Whatever the role you are applying for - an advertising executive, Human Resources Manager, or a Lawyer, there are certain basics relating to interview techniques that are relevant regardless of your industry or position. At all times, you will want to be perceived by a future employer as professional in your personal presentation and approach, able to communicate articulately and precisely, and able to interact well with others.
We interact with a potential employer on various levels before an interview. So it is important to make the right impression from these initial stages and prepare yourself adequately to ensure you do so on the day too.
- The company, the industry and the competition:
It is incredible how many people do not look into these basic factors before an interview, and just how much this differentiates them from the well prepared in a negative way! Make sure that you visit the company’s website, search for relevant information on the internet, if you are using a recruitment consultancy, ask them for as much information as possible. In addition, ask your peers and network of contacts if they know anything of the company in question. The research is as much to help you find out if this is the right move for you too.
- The position:
This is often more difficult than finding out general information about the company. Ask the HR Manager or recruitment agency if there is a job description that you can review. It is also useful to find out as much about the interview process as possible, how long it might be, whether there is anything you are required to prepare or bring with you, as well as whether or not there will be any additional assessments such as psychometrics or group assessments.
- The position:
Review your CV – this is likely to form the basis of your interview and is the only thing that a recruiter will know about you so far, so make sure you are up to date with the information that is on your CV, and how you would add to it when probed further.

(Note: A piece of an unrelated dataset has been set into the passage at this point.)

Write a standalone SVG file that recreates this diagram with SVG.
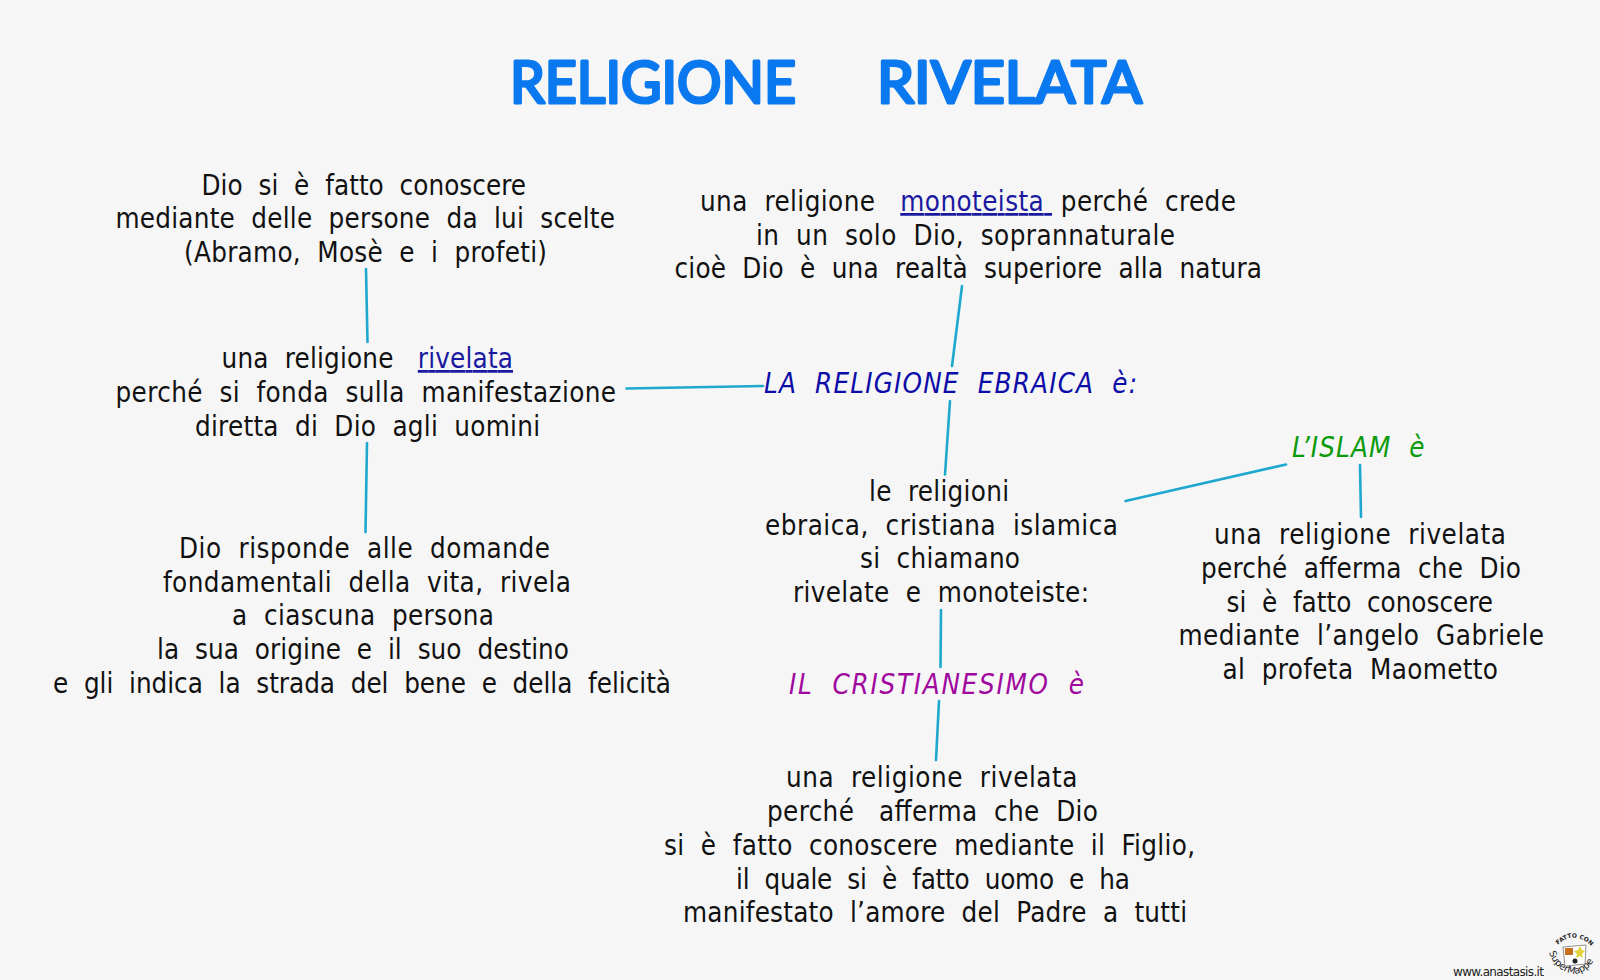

On the basis of your research, it is a good idea to put together a list of questions you may wish to ask the interviewer, this helps to communicate a level of interest and the fact that you have done your homework. Make sure your questions are relevant however, and don’t ask them just for the sake of impressing!
Being prepared – Do a test drive to the interview and make sure you know who you will be meeting. Check timings, traffic, and confirm your appointment in advance.
It is said that an individual can form a lasting impression of another within the first seven seconds of meeting, so first impressions are key. Greet your interviewer standing, with a firm handshake and good eye contact, as well as a smile. A good interviewer will manage the environment and you should follow their lead concerning things such as where to sit and opening conversation. Make sure that you are comfortable, but do not appear too relaxed!
Listen carefully to what the interviewer is telling you and the questions they are asking. Make sure that you answer the question that is asked, not what you think you heard. If you are unsure it is best to ask for clarification. It is fine to stop and think about your responses, make sure that they are considered and clear.
Where possible, you should supplement your answers with concrete examples such as where you have faced similar situations, how you dealt with problems, what was the outcome, and what you learnt through the experience. It’s important that you have given some thought to what these may be, but try not to sound too rehearsed! Relax and try and enjoy the interview as an opportunity to discuss what you have achieved and what you are interested in. Remember also that an interview is a two-way dialogue, interviewers are genuinely interested in learning more about you, they are not trying to catch you out.
Often you will be asked at the end of an interview whether you have any questions. You should give some thought to questions you would like to ask, prior to your interview. If however, these have been answered during the course of the interview, do not feel obliged to ask questions for the sake of it, questions should be relevant and pertinent.
Once the interview is concluded, you may want to confirm what are the next steps in the process and the timescales in which you can expect to receive a response. Finish confidently with a smile and a handshake.
Once you have left the interview, it sends a positive message if you email your interviewer, confirming your interest in the position and thanking them for their time.
Most interviewers will be wanting to explore experience and skill sets that are relevant to the role you are applying for, so think carefully about what the job will entail and the kind of attributes you have that will make you a success. Other avenues that an interviewer may wish to explore may include:
About yourself – you should think about what ‘soft’ skills, such as communication, ability to work in a team, personality traits that you exhibit in your professional life.
Reason for leaving your last employer – Do not fall into the trap of talking negatively about your previous employer, your reasons for leaving should be progressive and positive and focus on reasons why you want the job you are applying for, not why you are leaving your current/previous role.
What do you know about our company – Do your research and be prepared
Why do you want the job – Always be positive and think not only about what the job will mean to you, but also what you can bring to the job.
What are your strengths and weaknesses – It’s relatively easy to tell an interviewer good things about yourself, it’s more difficult to tell them what are your negative traits. A good technique is to think of an area in which you have improved recently and talk about how you have worked hard to overcome a weakness.
Significant achievements – Often you will be asked for examples of your achievements, Give some thought to a difficult situation, your action and the subsequent outcome.
Why you would be the right person for the role – This should be something you have given quite some thought to and your response should include examples of where you have tackled issues similar to that you would face in the role, your key skills as you perceive them, how you would fit within the organization, and the mutual benefits your placement would bring.